Auskehrung

Das Niemandsland zwischen Neukölln und Alt-Treptow: Anderorts wurde Berlin zerstört, hier wurde es nie fertig gebaut. Inmitten des Wildwuchses aus löchrigen Blockrändern und Zeilenbauten der ersten Stunde klaffen Brachflächen auf, die durch die Sperranlagen der DDR konserviert und ausgeweitet wurden. Sie bieten dem rätselnden Städtebau unserer Tage nur unstete Anhaltspunkte und so kommt es, dass die Suche nach einer zeitgenössischen Architektur hier noch sprunghafter vonstattengeht als anderswo.

Heidelberger Straße 15-18

In der Heidelberger Straße 15-18 unmittelbar am Mauerstreifen verlangsamen diese fast fertigen Mehrfamilienhäuser unseren Schritt. Sie entstanden nicht auf freier Fläche, sondern ersetzen zwei vierstöckige Laubenganghäuser aus den Sechzigerjahren. Als wir zuletzt hier vorbeikamen, erfreuten wir uns noch an diesen randständigen Gegenentwürfen zum Springerturm. Denn ähnlich wie beim goldenen Guckkasten in der Kochstraße muss ihrem Schöpfer die Vorstellung gefallen haben, dass die Bewohner seiner Häuser deren Laubengänge dazu nutzten, um den Grenzsoldaten im Todesstreifen nachzustellen.

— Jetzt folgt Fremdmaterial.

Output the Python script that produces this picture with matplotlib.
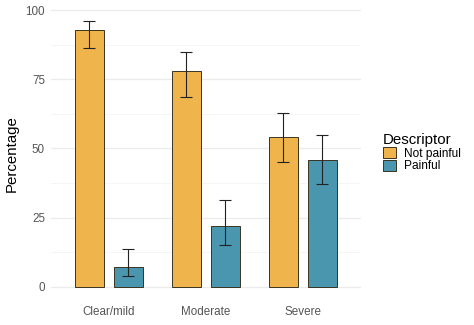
import numpy as np
import matplotlib
matplotlib.use("Agg")
import matplotlib.pyplot as plt
from matplotlib.patches import Patch

# data
severity = ["Clear/mild", "Moderate", "Severe"]
descriptors = ["Not painful", "Painful"]
not_painful = [92.7, 78.0, 54.2]
not_painful_lo = [86.3, 68.7, 45.1]
not_painful_hi = [96.0, 84.9, 62.8]
painful = [7.3, 22.0, 45.8]
painful_lo = [3.9, 15.0, 37.2]
painful_hi = [13.7, 31.3, 55.0]

colors = ["#F0B44C", "#4A96AE"]

plt.rcParams["font.family"] = ["Liberation Sans", "DejaVu Sans"]

fig = plt.figure(figsize=(4.74, 3.25), dpi=100)
ax = fig.add_axes([50.5 / 474, 25 / 325, (361 - 50.5) / 474, (300 - 7.8) / 325])

x = np.arange(1, len(severity) + 1)
offset = 0.2
width = 0.3
series = [(not_painful, not_painful_lo, not_painful_hi),
          (painful, painful_lo, painful_hi)]
for i, (vals, lo, hi) in enumerate(series):
    pos = x + (i - 0.5) * 2 * offset
    vals = np.array(vals)
    ax.bar(pos, vals, width=width, color=colors[i], edgecolor="#3a3320",
           linewidth=0.7, zorder=3)
    yerr = [vals - np.array(lo), np.array(hi) - vals]
    ax.errorbar(pos, vals, yerr=yerr, fmt="none", ecolor="#222222",
                elinewidth=0.8, capsize=4.5, capthick=0.8, zorder=4)

ax.set_xlim(0.4, 3.6)
ax.set_ylim(-4.8, 100.8)
ax.set_xticks(x)
ax.set_xticklabels(severity)
ax.set_yticks([0, 25, 50, 75, 100])
ax.set_yticks([12.5, 37.5, 62.5, 87.5], minor=True)
ax.grid(axis="y", which="major", color="#EBEBEB", linewidth=0.9, zorder=0)
ax.grid(axis="y", which="minor", color="#F4F4F4", linewidth=0.6, zorder=0)
for s in ax.spines.values():
    s.set_visible(False)
ax.tick_params(axis="both", which="both", length=0, labelsize=8.4,
               labelcolor="#555555")
ax.tick_params(axis="x", pad=4.5)
ax.tick_params(axis="y", pad=4)
ax.set_ylabel("Percentage", fontsize=10.8, labelpad=5)

handles = [Patch(facecolor=colors[i], edgecolor="#3a3320", linewidth=0.7,
                 label=descriptors[i]) for i in range(2)]
leg = fig.legend(handles=handles, title="Descriptor", loc="upper left",
                 bbox_to_anchor=(378 / 474, 1 - 128 / 325), frameon=False,
                 fontsize=8.6, title_fontsize=10.8, handlelength=1.1,
                 handleheight=1.1, handletextpad=0.7, labelspacing=0.0,
                 borderaxespad=0)
leg._legend_box.align = "left"

fig.savefig("out.png", dpi=100)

Wie die Laubenganghäuser reihen sich die Neubauten in eine Anlage funktionalistischer Wohnscheiben aus den sehr späten Zwanzigerjahren ein, als deren ideologische Erben sie sich inszenieren. Dazu nähern sich die Gebäude ihren Wahlverwandten maximal an, indem sie deren überholte Gliederung in eine Nutz- und eine Wohnfassade nachahmen. So sind den kargen, durch regelmäßige Fensterachsen strukturierten Fronten zerklüftete Rückseiten mit ausladenden Balkonen gegenübergestellt.

Diese Balkone sind es, die uns an der Aufrichtigkeit der Neubauten zweifeln lassen. Fast fühlen wir selbst uns von ihnen bedroht, dabei richten sie sich mit ihrer stumpfen Umarmung allein an die zurückhaltenden Vorbilder. Aber nicht wie Gesten des Entgegenkommens oder der Angleichung wirken die Balkone auf uns, sondern wie übergriffige Auskehrungen der Innenräume in die gemeinschaftliche Freifläche zwischen den Gebäuden. Anstatt sich dem halböffentlichen Programm dieses Zwischenraums zu fügen, stoßen sie mit ihren privatistischen Balkonen in ihn vor.

Auch ist diese geheuchelte Offenheit nur die Kehrseite der nahezu fortifizierten Fronten. Während sich die Laubenganghäuser tatsächliche gegen eine Grenze behaupten mussten, versuchen die Neubauten selbst eine Grenze zu ziehen. Nur ist der Feind, der diesen Fassaden eingeschrieben ist, keine böse Ideologie, sondern wir selbst sind es, vor denen sich das Gebäude versperrt. Von dieser Erkenntnis getroffen, senken wir unseren Blick und gehen weiter. Die Bewegung lockert unseren Zorn: Ist es nicht zuletzt unser eigenes, faules Wohnbegehren nach Intimität und Vereinzelung, das die guten Anfangsabsichten dieses neofunktionalen Ansatzes korrumpieren lässt?